A journey of personal growth can offer the keys to unlocking the treasure of happiness if you are willing to stay the course.

4. Physical Activity

When you walk, hike, run, climb, play sports or do any activity that puts you in “the flow,” your brain secretes a chemical called dopamine or the “feel-good” hormone.  It is called that because its effects are as potent and give you a high like taking amphetamines might. Whatever your “activity” is, doing it consistently, creates super healthy effects.  And here is why…

As a neurotransmitter, dopamine is involved in: Movement, Memory, Pleasurable reward and motivation, Behavior and cognition, Attention, Sleep and arousal, Mood, Learning and Lactation.

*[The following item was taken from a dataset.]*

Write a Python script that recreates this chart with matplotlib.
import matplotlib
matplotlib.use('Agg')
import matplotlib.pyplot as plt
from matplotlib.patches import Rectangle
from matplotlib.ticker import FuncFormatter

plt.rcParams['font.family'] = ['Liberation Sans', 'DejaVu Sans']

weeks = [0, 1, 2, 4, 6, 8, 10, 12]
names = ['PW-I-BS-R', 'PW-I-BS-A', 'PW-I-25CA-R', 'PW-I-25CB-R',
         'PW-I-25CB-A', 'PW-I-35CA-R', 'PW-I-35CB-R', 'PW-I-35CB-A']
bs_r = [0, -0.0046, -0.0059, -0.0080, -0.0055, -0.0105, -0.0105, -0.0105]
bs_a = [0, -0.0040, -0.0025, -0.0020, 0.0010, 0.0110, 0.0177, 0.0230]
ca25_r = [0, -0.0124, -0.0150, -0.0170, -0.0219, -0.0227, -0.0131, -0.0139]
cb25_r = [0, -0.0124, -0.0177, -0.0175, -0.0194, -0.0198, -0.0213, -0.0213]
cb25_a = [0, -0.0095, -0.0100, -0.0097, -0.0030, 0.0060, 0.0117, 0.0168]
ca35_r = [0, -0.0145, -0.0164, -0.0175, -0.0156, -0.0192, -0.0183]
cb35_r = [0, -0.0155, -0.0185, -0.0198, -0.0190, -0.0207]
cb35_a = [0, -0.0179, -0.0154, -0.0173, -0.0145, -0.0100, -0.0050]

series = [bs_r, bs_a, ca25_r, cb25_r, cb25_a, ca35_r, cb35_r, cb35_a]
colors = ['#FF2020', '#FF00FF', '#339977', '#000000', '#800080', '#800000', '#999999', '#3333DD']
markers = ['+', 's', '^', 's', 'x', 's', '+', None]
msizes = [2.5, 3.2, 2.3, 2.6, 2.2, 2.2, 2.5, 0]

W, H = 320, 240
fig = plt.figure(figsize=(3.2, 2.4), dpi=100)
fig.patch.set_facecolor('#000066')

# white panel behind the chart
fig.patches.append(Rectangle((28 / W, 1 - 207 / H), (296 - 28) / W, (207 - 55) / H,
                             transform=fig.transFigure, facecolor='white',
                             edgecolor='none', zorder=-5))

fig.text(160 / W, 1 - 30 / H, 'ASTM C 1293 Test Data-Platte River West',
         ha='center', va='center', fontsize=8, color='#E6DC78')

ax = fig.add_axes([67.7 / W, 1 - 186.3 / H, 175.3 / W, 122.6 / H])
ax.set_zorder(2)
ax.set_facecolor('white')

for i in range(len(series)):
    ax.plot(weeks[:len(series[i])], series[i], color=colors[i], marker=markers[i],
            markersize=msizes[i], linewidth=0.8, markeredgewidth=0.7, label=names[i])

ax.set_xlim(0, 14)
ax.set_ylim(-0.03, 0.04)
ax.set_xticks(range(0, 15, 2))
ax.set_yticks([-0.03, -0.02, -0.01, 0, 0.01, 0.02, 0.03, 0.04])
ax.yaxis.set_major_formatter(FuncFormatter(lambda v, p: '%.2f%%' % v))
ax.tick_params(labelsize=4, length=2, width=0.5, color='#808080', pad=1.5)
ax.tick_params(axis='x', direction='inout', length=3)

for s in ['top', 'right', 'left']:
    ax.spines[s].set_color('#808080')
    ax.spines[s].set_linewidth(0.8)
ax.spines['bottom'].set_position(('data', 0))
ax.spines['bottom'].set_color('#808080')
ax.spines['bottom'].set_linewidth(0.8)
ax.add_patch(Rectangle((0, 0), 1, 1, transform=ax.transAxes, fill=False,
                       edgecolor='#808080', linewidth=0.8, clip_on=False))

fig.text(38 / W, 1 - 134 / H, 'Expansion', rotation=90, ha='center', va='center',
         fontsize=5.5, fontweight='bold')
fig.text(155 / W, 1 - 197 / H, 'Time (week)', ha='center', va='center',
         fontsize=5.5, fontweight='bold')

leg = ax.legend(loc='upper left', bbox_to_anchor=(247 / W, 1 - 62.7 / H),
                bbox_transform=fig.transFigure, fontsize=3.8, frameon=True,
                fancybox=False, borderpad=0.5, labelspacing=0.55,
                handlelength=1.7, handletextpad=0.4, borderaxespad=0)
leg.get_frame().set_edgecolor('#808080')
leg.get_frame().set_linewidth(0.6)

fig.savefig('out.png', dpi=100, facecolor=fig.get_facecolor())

By failing to produce dopamine, your body begins to lose brain function that can inhibit your ability to remember and think. The more you perform some sort of physical activity you afford your body the ability to maintain its critical functions.

5. Help Others

Researchers have found when measuring happiness levels, that we achieve higher states of happiness when we do “stuff” for other people more so than when we do “stuff” for ourselves. The movie tells the story of a bank director who, after feeling unfulfilled, moved to Kolkata and began helping the indigent and ill for the Missionaries of Charity (Mother Theresa’s organization).  He talks about the dichotomy of the lives he has lived.  From caring about the clothes he wore to caring for people that can’t care for themselves.  It was truly a humbling scene in the movie and reveals the true nature of why we are here and what we are intended to accomplish and the choice all of us have to make at some point in our lives – Service to Self or Service to Others?